— BEGIN —
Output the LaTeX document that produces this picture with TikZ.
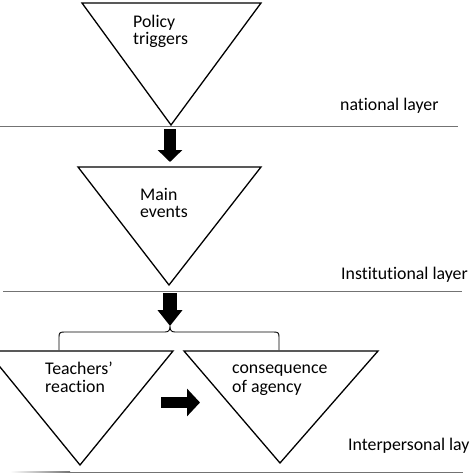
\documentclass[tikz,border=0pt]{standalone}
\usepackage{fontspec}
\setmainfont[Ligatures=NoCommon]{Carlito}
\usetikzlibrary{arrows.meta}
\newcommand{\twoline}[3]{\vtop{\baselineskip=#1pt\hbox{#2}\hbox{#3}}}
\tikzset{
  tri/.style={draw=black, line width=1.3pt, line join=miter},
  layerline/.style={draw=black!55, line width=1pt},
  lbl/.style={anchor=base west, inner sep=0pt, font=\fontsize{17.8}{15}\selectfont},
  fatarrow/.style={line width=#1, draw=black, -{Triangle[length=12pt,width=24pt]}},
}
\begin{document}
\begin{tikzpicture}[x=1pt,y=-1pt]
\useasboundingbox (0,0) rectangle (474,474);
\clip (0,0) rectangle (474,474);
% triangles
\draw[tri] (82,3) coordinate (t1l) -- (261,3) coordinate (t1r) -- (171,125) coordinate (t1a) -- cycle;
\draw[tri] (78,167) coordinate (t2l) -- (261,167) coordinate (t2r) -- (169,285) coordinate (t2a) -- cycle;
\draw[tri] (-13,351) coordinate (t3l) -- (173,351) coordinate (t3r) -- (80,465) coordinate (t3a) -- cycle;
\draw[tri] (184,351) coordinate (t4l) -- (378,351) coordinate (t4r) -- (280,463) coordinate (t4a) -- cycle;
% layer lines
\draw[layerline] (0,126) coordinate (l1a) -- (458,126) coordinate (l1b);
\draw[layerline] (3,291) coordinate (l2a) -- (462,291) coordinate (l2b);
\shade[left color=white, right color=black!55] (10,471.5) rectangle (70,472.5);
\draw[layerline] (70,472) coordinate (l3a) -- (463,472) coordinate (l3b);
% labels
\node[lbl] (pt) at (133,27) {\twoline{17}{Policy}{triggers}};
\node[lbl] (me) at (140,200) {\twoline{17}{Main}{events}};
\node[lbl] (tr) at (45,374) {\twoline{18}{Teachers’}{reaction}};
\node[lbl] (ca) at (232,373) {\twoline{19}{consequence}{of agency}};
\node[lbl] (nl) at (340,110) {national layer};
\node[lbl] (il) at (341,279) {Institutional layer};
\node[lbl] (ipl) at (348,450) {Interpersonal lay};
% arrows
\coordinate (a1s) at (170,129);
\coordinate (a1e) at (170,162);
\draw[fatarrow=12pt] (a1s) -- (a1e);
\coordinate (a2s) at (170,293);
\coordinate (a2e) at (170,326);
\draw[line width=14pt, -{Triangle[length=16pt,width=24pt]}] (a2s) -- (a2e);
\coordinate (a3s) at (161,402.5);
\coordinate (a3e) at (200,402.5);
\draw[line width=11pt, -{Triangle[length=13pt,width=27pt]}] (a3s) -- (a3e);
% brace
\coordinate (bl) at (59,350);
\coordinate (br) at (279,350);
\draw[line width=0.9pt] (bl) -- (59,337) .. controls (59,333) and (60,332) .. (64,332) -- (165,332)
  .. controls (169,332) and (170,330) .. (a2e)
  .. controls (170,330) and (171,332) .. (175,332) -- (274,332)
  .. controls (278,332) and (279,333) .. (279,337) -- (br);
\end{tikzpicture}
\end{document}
— END —
**Work instructions**
Reproduce the full material exactly, excluding the pictures.

**Output for this task**
Output the LaTeX document that produces this picture with TikZ.
\documentclass[tikz,border=0pt]{standalone}
\usepackage{fontspec}
\setmainfont[Ligatures=NoCommon]{Carlito}
\usetikzlibrary{arrows.meta}
\newcommand{\twoline}[3]{\vtop{\baselineskip=#1pt\hbox{#2}\hbox{#3}}}
\tikzset{
  tri/.style={draw=black, line width=1.3pt, line join=miter},
  layerline/.style={draw=black!55, line width=1pt},
  lbl/.style={anchor=base west, inner sep=0pt, font=\fontsize{17.8}{15}\selectfont},
  fatarrow/.style={line width=#1, draw=black, -{Triangle[length=12pt,width=24pt]}},
}
\begin{document}
\begin{tikzpicture}[x=1pt,y=-1pt]
\useasboundingbox (0,0) rectangle (474,474);
\clip (0,0) rectangle (474,474);
% triangles
\draw[tri] (82,3) coordinate (t1l) -- (261,3) coordinate (t1r) -- (171,125) coordinate (t1a) -- cycle;
\draw[tri] (78,167) coordinate (t2l) -- (261,167) coordinate (t2r) -- (169,285) coordinate (t2a) -- cycle;
\draw[tri] (-13,351) coordinate (t3l) -- (173,351) coordinate (t3r) -- (80,465) coordinate (t3a) -- cycle;
\draw[tri] (184,351) coordinate (t4l) -- (378,351) coordinate (t4r) -- (280,463) coordinate (t4a) -- cycle;
% layer lines
\draw[layerline] (0,126) coordinate (l1a) -- (458,126) coordinate (l1b);
\draw[layerline] (3,291) coordinate (l2a) -- (462,291) coordinate (l2b);
\shade[left color=white, right color=black!55] (10,471.5) rectangle (70,472.5);
\draw[layerline] (70,472) coordinate (l3a) -- (463,472) coordinate (l3b);
% labels
\node[lbl] (pt) at (133,27) {\twoline{17}{Policy}{triggers}};
\node[lbl] (me) at (140,200) {\twoline{17}{Main}{events}};
\node[lbl] (tr) at (45,374) {\twoline{18}{Teachers’}{reaction}};
\node[lbl] (ca) at (232,373) {\twoline{19}{consequence}{of agency}};
\node[lbl] (nl) at (340,110) {national layer};
\node[lbl] (il) at (341,279) {Institutional layer};
\node[lbl] (ipl) at (348,450) {Interpersonal lay};
% arrows
\coordinate (a1s) at (170,129);
\coordinate (a1e) at (170,162);
\draw[fatarrow=12pt] (a1s) -- (a1e);
\coordinate (a2s) at (170,293);
\coordinate (a2e) at (170,326);
\draw[line width=14pt, -{Triangle[length=16pt,width=24pt]}] (a2s) -- (a2e);
\coordinate (a3s) at (161,402.5);
\coordinate (a3e) at (200,402.5);
\draw[line width=11pt, -{Triangle[length=13pt,width=27pt]}] (a3s) -- (a3e);
% brace
\coordinate (bl) at (59,350);
\coordinate (br) at (279,350);
\draw[line width=0.9pt] (bl) -- (59,337) .. controls (59,333) and (60,332) .. (64,332) -- (165,332)
  .. controls (169,332) and (170,330) .. (a2e)
  .. controls (170,330) and (171,332) .. (175,332) -- (274,332)
  .. controls (278,332) and (279,333) .. (279,337) -- (br);
\end{tikzpicture}
\end{document}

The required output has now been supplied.